Symposium seeks to beat back ‘zombies,’ grow sustainable housing

It sounds like a scene from a scary Halloween movie: Neighborhoods are plagued by abandoned, dangerously dilapidated houses that threaten safety, attract crime and sap community spirit.

In fact, so-called “zombie homes” – often left vacant and unmaintained during prolonged foreclosure proceedings – are a serious problem that drew experts from academia, government and nonprofit organizations to Cornell Oct. 23-24 for a symposium focused on revitalizing afflicted communities across New York state.

Cornell impacting New York State

“More than a decade after the collapse of the housing market, New Yorkers are still feeling and seeing the repercussions each and every day,” New York Attorney General Letitia James said in a videotaped message opening the sixth annual Community Development Institute. “We know that these abandoned homes dramatically decrease property values, burden local governments and threaten the safety of surrounding communities.”

Cornell’s Community and Regional Development Institute (CaRDI) hosted the program, “From Zombies and Vacants to Sustainable Housing: Building Resilient Communities.” Partners included the Local Initiatives Support Corporation, Rust2Green and Cornell’s Office of Engagement Initiatives. More than 125 participants discussed sustainable housing, community health and success stories, seeking opportunities for new partnerships.

“We bring together diverse perspectives on community development issues,” said Robin Blakely-Armitage, senior extension associate at CaRDI. “We blend research, policy and practice.”

James highlighted $9 million in recent grants to combat zombie homes through tougher code enforcement.

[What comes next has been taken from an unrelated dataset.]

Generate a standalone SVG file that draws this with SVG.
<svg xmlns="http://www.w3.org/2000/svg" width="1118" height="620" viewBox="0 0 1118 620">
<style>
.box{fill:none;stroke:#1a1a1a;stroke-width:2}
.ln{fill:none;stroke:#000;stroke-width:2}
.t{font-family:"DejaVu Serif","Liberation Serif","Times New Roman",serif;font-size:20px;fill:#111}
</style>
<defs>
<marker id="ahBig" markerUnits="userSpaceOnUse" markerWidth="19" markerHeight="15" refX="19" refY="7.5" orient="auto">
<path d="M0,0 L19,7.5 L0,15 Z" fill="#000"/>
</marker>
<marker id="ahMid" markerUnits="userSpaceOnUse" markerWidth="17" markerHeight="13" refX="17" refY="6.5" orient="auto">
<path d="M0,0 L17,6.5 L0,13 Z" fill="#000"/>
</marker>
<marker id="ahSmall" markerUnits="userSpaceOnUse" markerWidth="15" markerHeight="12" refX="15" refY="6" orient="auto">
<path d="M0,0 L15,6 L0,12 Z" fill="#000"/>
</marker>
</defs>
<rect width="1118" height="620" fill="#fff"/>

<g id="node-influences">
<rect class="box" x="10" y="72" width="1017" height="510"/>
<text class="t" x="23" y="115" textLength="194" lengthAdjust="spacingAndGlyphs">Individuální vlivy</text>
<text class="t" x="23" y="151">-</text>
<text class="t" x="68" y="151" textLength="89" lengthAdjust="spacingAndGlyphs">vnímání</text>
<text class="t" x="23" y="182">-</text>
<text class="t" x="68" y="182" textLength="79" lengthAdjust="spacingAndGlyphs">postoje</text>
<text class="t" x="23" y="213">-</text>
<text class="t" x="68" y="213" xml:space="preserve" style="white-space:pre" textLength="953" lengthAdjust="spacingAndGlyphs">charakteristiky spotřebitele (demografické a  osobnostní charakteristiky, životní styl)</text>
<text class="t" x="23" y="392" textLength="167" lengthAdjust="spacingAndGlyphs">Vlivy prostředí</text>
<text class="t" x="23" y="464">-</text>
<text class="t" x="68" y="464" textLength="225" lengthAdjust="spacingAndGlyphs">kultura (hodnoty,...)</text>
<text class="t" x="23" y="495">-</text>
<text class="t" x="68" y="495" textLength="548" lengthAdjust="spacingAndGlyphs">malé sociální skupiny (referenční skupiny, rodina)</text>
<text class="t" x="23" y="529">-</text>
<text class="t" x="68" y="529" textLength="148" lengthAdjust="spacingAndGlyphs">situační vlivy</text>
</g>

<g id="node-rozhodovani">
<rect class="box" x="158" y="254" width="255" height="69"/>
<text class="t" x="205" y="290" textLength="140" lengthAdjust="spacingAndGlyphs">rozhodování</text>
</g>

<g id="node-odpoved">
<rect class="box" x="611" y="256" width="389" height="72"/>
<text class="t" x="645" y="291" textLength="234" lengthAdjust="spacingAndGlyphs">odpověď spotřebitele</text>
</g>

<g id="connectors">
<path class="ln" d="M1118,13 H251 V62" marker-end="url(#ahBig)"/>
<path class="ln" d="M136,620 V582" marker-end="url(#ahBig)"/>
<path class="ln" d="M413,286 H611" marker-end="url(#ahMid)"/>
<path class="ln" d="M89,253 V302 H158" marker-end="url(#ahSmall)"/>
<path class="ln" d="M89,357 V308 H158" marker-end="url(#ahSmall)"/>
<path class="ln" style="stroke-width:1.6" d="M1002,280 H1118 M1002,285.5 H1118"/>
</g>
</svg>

The grants came from a $500 million state settlement last year with Royal Bank of Scotland related to the foreclosure crisis.

Zombie homes served as a launching point for broader discussions about affordable housing and strategies for reviving neighborhoods with high concentrations of vacant and abandoned homes, challenges that have deep historical and demographic roots, panelists noted.

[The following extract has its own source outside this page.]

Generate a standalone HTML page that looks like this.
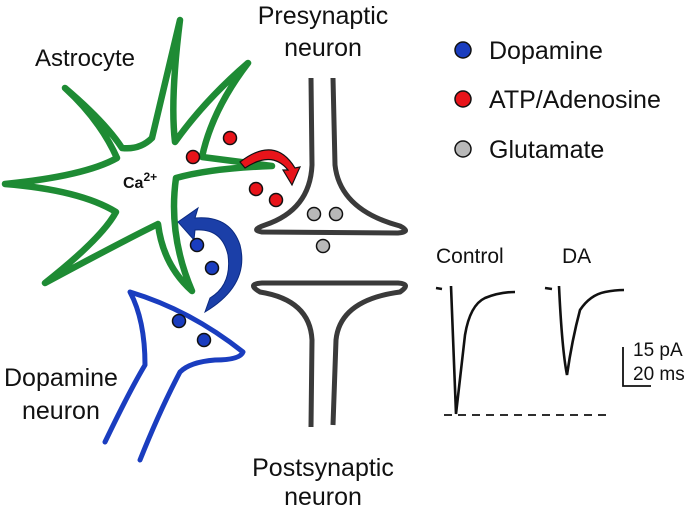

Upstate New York’s cities and rural counties have been losing population for decades, said Daniel Lichter, a demographer, professor of sociology and the Ferris Family Professor in the College of Human Ecology’s Department of Policy Analysis and Management.

The region suffers from chronic “outmigration,” with more people leaving than moving in, and deaths outnumbering births in some rural areas. Immigration holds some hope of restoring lost population, but has been concentrated in New York City.

“New York faces historically difficult demographic challenges now and into the future,” Lichter said.

As mostly white people left cities like Buffalo, Rochester, Syracuse and Utica for the suburbs or other states starting in the 1950s, “they didn’t take their houses with them,” added Wade Beltramo, general counsel for the New York State Conference of Mayors and Municipal Officials.

Beltramo highlighted laws and programs attempting to address vacant and abandoned homes, including land banks and the “zombie law.” But he said New York needs stronger financing tools, and local governments’ competing tax policies, land-use regulations and school residency requirements have exacerbated demographic trends.

“We’ve encouraged sprawl; we’ve encouraged this outmigration,” Beltramo said.

Envisioning equitable future land use starts with understanding the “harsh reality” that racist views and policies guided cities’ early development, from acts of violence to federally subsidized mortgage programs that excluded African Americans, said Aaron Bartley, former executive director of PUSH (People United for Sustainable Housing) Buffalo, an affordable housing and community development organization.

Buffalo and similar cities have attracted new investment over the last decade or so, but it has been very uneven, Bartley said, creating new challenges. Pockets of luxury housing are popping up while large areas continue to deteriorate, he said.

“We are very uniquely situated to anticipate that crisis in our cities, because we see it beginning,” Bartley said.

Mehrsa Baradaran, author of “The Color of Money: Black Banks and the Racial Wealth Gap,” expanded on the history of structural and spatial inequalities in a conversation with Jamila Michener, associate professor of government, and Joe Margulies, professor of law and government.

Baradaran, a law professor at the University of California, Irvine, said myths and rhetoric about free-market capitalism have been used to thwart civil rights groups’ demands for economic justice.

“Economic power, wealth, actually comes most of the time from policies,” she said. “The way that the middle class in America gained its wealth … was through government credit policy.”

To achieve change, Michener – author of “Gentrification, Demobilization and Participatory Possibilities” – suggested: “If we can have a small policy victory, or local political victory, then that can build on itself.”